Search the data for the word "LaTeX". Reproduce every line where it is found.

> **Stored records**
— BEGIN —

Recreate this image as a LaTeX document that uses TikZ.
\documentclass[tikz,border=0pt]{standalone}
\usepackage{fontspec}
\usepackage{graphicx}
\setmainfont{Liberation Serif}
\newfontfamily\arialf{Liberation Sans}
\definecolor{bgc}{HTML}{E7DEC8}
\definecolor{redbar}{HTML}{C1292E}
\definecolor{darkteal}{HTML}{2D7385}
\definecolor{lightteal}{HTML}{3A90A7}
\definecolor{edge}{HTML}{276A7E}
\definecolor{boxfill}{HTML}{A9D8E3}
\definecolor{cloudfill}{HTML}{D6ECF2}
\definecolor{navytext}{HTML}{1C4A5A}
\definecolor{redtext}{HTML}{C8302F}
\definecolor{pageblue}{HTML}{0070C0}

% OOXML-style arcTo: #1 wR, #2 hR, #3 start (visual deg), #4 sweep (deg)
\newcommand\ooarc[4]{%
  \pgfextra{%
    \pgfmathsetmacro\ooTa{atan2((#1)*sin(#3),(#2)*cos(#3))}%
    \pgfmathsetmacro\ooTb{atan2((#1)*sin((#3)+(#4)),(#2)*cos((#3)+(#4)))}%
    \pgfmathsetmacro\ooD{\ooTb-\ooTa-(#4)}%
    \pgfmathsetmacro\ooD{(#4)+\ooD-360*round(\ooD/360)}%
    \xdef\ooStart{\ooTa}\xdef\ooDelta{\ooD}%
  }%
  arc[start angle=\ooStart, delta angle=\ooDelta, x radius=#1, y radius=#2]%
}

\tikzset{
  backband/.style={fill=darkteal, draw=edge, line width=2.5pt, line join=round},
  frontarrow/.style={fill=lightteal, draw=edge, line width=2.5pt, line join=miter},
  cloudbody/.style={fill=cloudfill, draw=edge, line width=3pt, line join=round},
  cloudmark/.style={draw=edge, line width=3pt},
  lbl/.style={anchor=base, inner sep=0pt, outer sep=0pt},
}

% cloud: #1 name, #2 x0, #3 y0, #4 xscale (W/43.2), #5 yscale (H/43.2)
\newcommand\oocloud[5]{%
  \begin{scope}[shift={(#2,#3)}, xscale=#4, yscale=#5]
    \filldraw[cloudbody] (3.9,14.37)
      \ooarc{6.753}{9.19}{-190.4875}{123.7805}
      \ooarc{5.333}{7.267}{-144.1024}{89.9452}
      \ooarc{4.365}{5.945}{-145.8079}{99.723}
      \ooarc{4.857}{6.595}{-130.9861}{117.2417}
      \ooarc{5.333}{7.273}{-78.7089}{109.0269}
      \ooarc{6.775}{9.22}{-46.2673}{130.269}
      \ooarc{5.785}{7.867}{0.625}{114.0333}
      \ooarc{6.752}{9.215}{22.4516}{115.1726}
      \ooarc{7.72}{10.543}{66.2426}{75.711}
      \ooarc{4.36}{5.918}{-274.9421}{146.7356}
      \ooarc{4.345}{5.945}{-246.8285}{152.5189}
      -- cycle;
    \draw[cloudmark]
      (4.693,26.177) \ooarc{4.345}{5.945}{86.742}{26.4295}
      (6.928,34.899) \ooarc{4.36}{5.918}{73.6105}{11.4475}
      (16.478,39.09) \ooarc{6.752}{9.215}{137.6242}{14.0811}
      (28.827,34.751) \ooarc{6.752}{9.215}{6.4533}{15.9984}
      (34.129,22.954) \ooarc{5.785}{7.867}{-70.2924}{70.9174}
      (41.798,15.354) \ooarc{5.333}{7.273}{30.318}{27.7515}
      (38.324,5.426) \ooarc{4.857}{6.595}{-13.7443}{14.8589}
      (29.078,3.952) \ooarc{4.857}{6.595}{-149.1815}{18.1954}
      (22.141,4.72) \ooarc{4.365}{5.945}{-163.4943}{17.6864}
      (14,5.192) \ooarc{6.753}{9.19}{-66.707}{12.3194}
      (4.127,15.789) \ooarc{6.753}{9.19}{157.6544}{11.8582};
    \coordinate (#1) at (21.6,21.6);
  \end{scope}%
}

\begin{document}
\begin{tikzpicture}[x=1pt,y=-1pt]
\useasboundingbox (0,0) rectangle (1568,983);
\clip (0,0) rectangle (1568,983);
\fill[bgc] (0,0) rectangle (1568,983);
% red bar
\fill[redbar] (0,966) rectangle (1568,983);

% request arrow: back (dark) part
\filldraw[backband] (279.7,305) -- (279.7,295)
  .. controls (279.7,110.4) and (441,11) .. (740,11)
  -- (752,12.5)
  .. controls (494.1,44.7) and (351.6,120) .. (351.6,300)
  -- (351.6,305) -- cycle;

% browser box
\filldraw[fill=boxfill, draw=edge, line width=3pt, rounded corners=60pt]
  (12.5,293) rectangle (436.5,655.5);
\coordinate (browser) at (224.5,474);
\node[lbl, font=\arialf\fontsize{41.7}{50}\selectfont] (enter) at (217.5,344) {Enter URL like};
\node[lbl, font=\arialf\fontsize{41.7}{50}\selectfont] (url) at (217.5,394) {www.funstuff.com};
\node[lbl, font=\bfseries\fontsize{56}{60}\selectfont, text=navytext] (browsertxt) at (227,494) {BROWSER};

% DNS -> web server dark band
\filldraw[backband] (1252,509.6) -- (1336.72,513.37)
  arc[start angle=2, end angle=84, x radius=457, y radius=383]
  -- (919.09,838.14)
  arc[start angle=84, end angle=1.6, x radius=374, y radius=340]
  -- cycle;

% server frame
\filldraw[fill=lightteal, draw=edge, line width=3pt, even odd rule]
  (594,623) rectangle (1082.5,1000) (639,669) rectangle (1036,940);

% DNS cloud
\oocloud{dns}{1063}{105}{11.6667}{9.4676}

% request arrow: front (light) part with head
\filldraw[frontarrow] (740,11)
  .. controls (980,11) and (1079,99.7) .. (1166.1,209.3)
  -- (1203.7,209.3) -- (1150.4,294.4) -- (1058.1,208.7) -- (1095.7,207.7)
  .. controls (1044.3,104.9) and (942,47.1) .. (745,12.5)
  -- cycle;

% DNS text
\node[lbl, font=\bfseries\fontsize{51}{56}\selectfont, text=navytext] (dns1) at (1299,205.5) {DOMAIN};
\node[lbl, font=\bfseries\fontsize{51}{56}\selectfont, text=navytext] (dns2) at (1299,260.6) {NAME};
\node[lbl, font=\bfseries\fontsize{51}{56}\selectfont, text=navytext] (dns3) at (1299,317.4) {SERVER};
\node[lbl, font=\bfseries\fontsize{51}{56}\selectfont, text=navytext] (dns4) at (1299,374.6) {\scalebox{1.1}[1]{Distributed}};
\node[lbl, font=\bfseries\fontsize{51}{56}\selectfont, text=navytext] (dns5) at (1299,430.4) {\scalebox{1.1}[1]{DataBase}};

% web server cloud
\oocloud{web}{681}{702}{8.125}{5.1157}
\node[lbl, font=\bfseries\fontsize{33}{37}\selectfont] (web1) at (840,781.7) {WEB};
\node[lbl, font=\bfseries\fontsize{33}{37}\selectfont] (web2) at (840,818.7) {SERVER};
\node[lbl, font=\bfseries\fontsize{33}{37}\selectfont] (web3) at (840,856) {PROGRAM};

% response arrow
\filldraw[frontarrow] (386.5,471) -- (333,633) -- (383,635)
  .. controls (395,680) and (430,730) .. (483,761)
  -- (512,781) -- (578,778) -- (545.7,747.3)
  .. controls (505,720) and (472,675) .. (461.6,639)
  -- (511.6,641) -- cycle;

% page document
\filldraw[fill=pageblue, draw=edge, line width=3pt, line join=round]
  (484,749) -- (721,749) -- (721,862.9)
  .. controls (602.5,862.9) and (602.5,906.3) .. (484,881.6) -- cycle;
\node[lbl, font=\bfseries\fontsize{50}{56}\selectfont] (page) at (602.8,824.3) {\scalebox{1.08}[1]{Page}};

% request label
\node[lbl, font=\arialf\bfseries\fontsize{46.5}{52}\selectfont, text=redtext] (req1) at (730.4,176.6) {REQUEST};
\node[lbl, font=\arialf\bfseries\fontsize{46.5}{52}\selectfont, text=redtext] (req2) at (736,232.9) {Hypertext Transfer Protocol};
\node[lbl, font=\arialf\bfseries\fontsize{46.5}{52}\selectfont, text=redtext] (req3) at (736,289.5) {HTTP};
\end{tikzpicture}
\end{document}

— END —
— BEGIN —

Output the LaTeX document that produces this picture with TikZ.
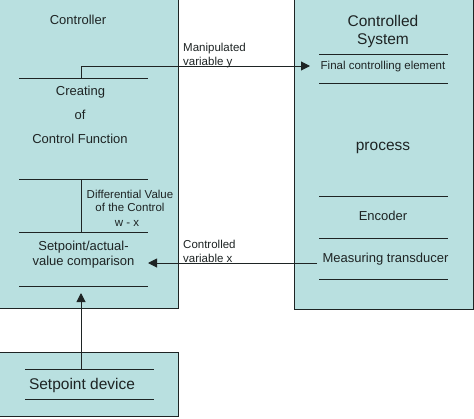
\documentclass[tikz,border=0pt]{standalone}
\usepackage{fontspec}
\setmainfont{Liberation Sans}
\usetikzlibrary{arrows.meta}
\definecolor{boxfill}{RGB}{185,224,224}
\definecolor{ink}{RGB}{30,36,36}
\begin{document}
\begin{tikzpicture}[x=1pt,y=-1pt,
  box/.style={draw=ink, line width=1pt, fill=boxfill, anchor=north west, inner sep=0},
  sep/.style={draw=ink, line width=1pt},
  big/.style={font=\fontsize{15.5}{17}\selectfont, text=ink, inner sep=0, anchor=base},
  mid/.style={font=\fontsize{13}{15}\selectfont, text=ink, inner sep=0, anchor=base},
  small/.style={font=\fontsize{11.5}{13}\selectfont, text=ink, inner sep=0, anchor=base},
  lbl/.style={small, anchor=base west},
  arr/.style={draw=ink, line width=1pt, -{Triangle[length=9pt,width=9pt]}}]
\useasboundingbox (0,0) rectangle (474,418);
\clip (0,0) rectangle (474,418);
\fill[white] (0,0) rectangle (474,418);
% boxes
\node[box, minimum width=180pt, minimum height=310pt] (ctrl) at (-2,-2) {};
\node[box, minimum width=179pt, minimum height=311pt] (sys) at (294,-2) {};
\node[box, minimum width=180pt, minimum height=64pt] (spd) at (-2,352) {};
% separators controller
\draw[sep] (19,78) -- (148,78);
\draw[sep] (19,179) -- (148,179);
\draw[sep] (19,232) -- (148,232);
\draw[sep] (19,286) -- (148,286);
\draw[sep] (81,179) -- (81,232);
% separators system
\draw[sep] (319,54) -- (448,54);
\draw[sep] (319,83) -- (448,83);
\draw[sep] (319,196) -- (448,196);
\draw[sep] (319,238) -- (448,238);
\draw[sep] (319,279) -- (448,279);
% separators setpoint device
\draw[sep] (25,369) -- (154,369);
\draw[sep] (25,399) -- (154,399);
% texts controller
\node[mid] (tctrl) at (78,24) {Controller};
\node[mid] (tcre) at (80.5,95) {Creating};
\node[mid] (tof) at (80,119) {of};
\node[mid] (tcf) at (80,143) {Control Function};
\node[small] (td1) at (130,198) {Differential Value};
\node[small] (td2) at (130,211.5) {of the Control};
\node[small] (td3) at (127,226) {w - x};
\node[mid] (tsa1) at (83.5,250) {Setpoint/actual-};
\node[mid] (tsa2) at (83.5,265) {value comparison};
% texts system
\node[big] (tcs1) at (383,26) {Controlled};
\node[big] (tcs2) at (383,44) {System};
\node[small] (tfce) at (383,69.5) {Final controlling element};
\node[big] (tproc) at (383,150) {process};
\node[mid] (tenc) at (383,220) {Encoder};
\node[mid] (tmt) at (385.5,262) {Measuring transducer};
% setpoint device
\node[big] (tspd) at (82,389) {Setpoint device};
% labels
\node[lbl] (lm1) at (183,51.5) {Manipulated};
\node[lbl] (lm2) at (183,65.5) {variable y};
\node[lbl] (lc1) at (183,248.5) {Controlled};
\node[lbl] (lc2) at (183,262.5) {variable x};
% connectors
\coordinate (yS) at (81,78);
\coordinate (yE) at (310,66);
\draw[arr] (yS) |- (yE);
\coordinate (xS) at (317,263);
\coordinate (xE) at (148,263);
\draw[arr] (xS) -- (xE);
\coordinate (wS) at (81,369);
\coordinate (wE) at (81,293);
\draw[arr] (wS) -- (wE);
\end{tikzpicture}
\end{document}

— END —

> **Complete response**
Recreate this image as a LaTeX document that uses TikZ.
Output the LaTeX document that produces this picture with TikZ.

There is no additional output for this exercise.